Ralph Edwards - Fri, 19 Aug 94
This tale has an atmosphere of old age, retirement, sadness and decay;
it also has one of the best shocking lines in all the Holmes tales, and
a thoroughly appropriate final sentence. Nevertheless, is it a strong enough
story to occupy the crucial last place in the Canon?
There's a house with an overgrown garden.......and a mighty unusual variety of roses! Our new story, of course, is The Adventure of the Retired Colourman. My questions and comments for this sinister tale:
Josiah Amberley cut a pathetic figure. He had worked hard all his
life, saved enough to allow him to retire with a comfortable income, bought
a house, and taken a pretty younger wife to share his retirement years.
Yet in one stroke of misfortune he lost all this; his wife had run off
with a young doctor, taking his hard-earned savings with her. The police
were unable to locate the wife and her lover, so Amberley turned to Sherlock
Holmes for help. Little did he know what form that "help" would take.
In a few minutes the Mâitre de Chasse will launch a hunt, not for the missing persons, but for their killer. The chase winds through Lewisham and extends to Little Purlington and ultimately leads to the bottom of a disused well. The Mâitre hopes that the Hounds enjoy their outing and wishes them bon chasse et bon chance.
This case is one of at least three that involves death by suffocation:
MUSG and GREE are two others.
(There is a possibility that the deadly fumes of radix pedis diaboli
in DEVI would cause that case to fall into this category
as well.) In any event, I was struck by the invocation of "the old Italian
spirit" as exemplary of the mindset of Josiah Amberley. I recall that Isadora
Klein referred to the writings of the hapless Douglas Maberley in those
terms as well. Could this be a reference to cruel machinations of the sort
practiced by Niccolo Machiavelli and Cesare Borgia?
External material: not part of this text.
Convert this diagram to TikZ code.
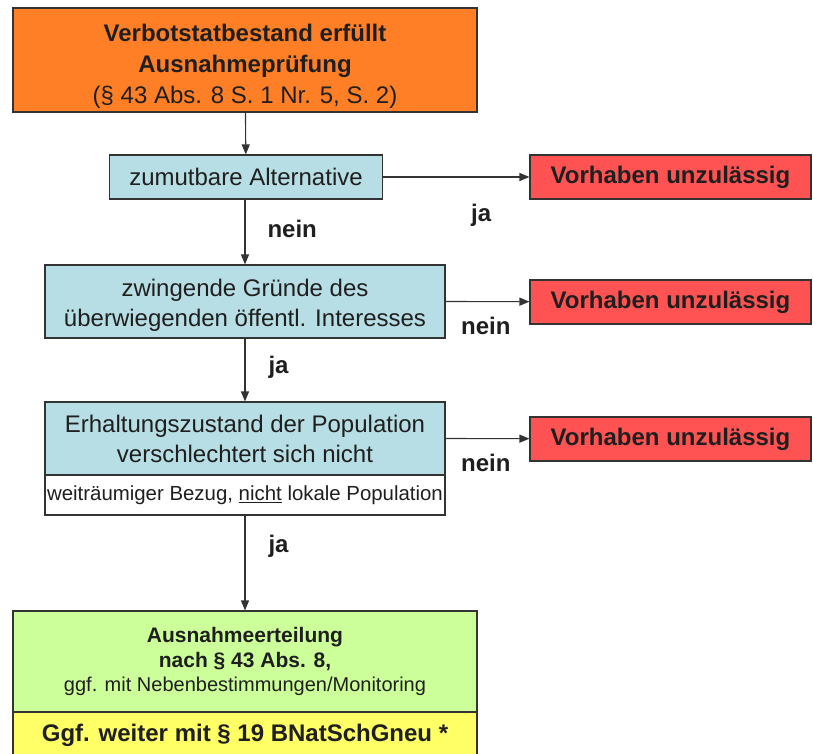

Brad Keefauver - Thu, 25 Oct 2001
Josiah Amberley is one of the five one-legged men to appear (there are six mentioned, but only five appear) in the Canon. One wonders why Doyle chose to make him an amputee; perhaps it was an effort to make him appear even more pathetic than Watson perceived him to be upon their first encounter. Evidently the leg was inflexible ("Left shoe wrinkled, right one smooth") and little better than the "timber-toe" worn by Jonathan Small in SIGN. Amberley must have experienced considerable difficulty in negotiating the 17 steps at 221 Baker Street, and the journey to Mossmoor ("Moosmoor" in Doubleday) cum Little Purlington must have been a peculiarly trying exercise for him. It is odd that his intact leg was "spindly" since, as Holmes remarked in TWIS, "weakness in one limb is often compensated by exceptional strength in another". In any case, his prosthesis must have given him an awkward gait which somehow went unnoticed by Watson's medical eye. And, considering his handicap, how was he able to "spring to his feet" when confronted by Holmes and Barker?
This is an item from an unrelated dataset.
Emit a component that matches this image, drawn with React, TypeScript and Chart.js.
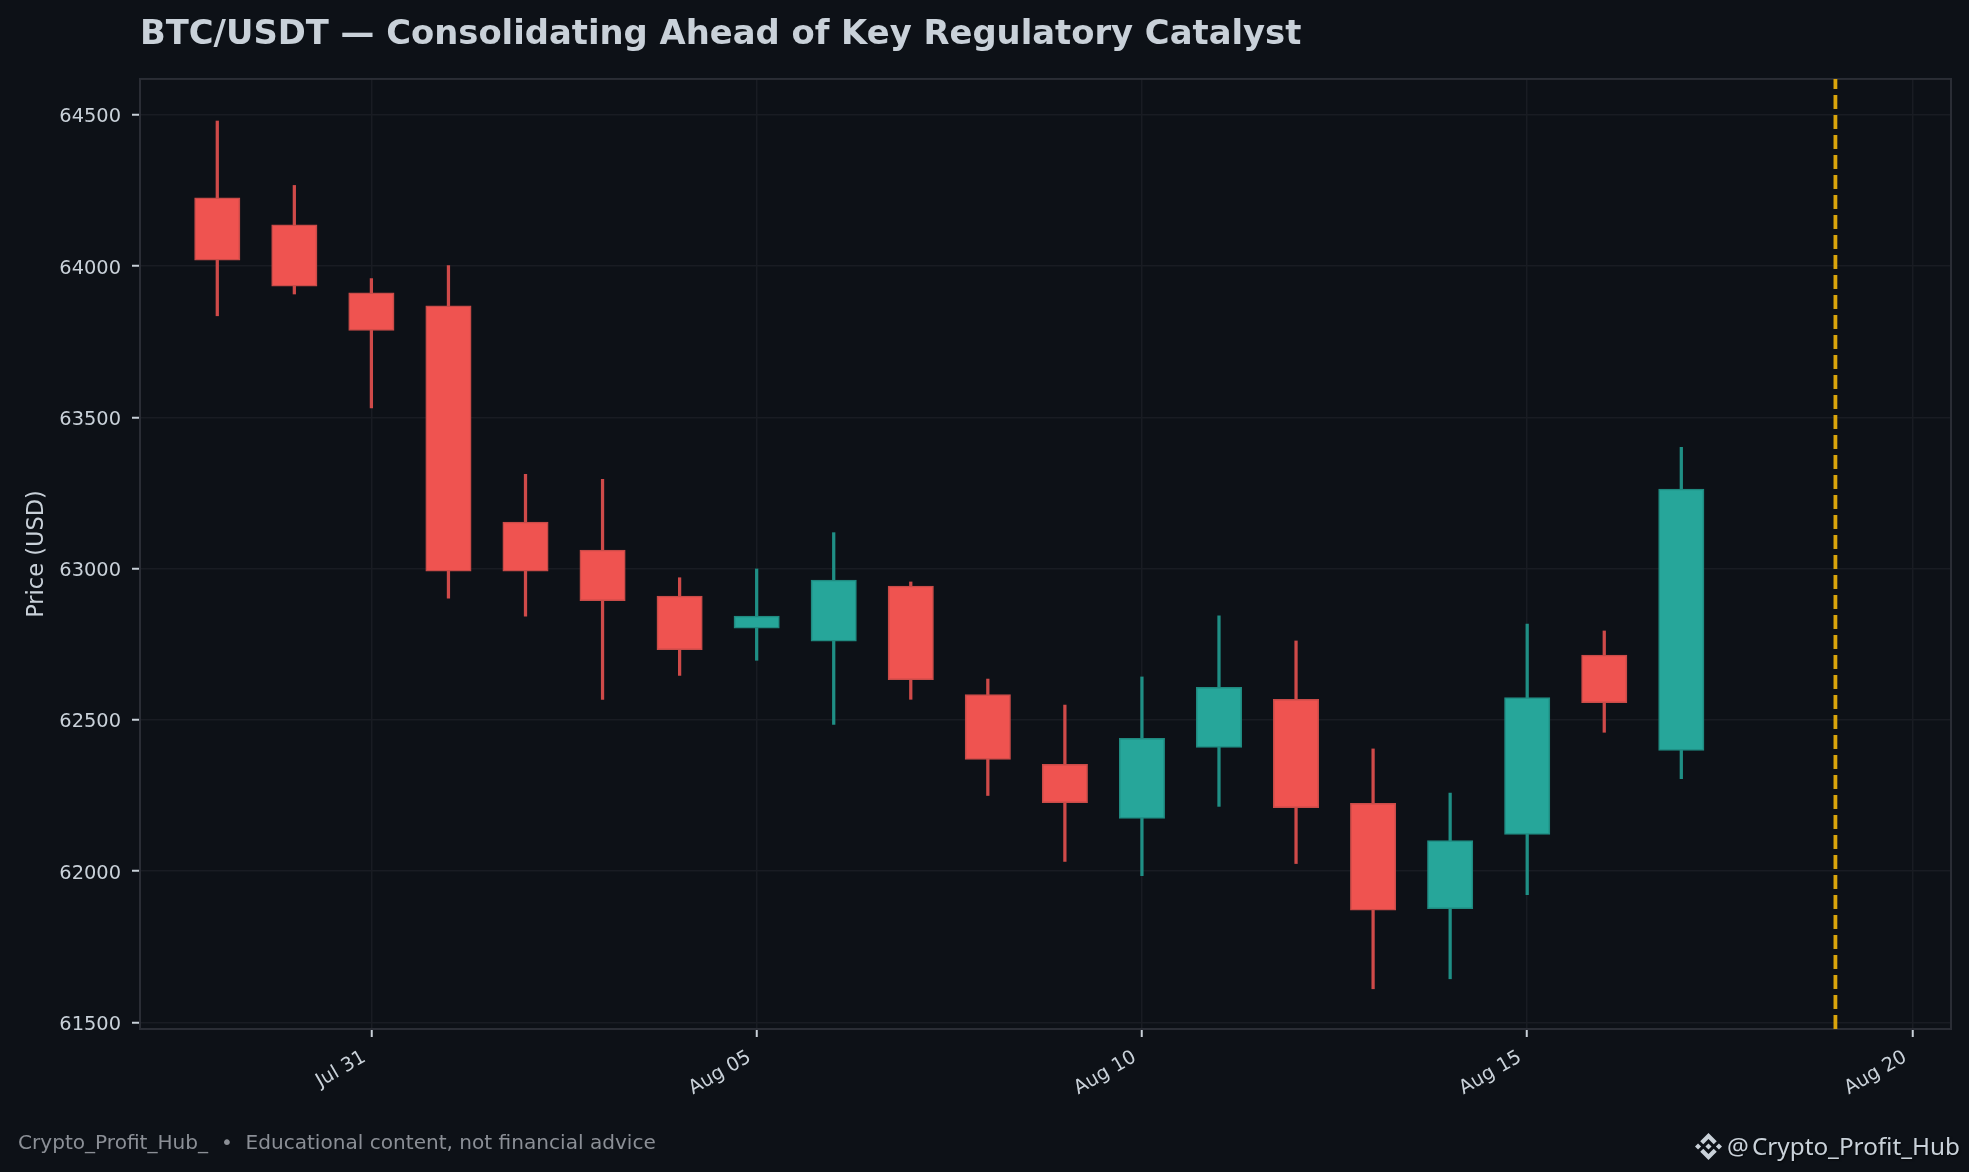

Did the gas laid in for illumination at the time of this story have a distinctive odour? If it had, would it not have dissipated in a short time had the doors and windows been opened? But there are other questions: How did Amberley rid the sealed "strong-room" of the fumes before entering to dispose of the bodies of his victims? Wasn't there a chance that his nosey neighbours would notice the smell of gas when the room was ventilated? And was there not a considerable risk of explosion in using this highly combustible gas?
How did the management of the Haymarket Theatre know that neither seat B-thirty nor thirty-two of the upper circle had been occupied on the night in question? Was it customary for theatres to perform such a census, and if so, for what purpose? Of course, the theatre operators may well have saved the ticket stubs to verify them against the "gate" for that evening, but once that was done, would they not have discarded the stubs? Would they have been able to tell a week later whether or not a certain seat had been occupied?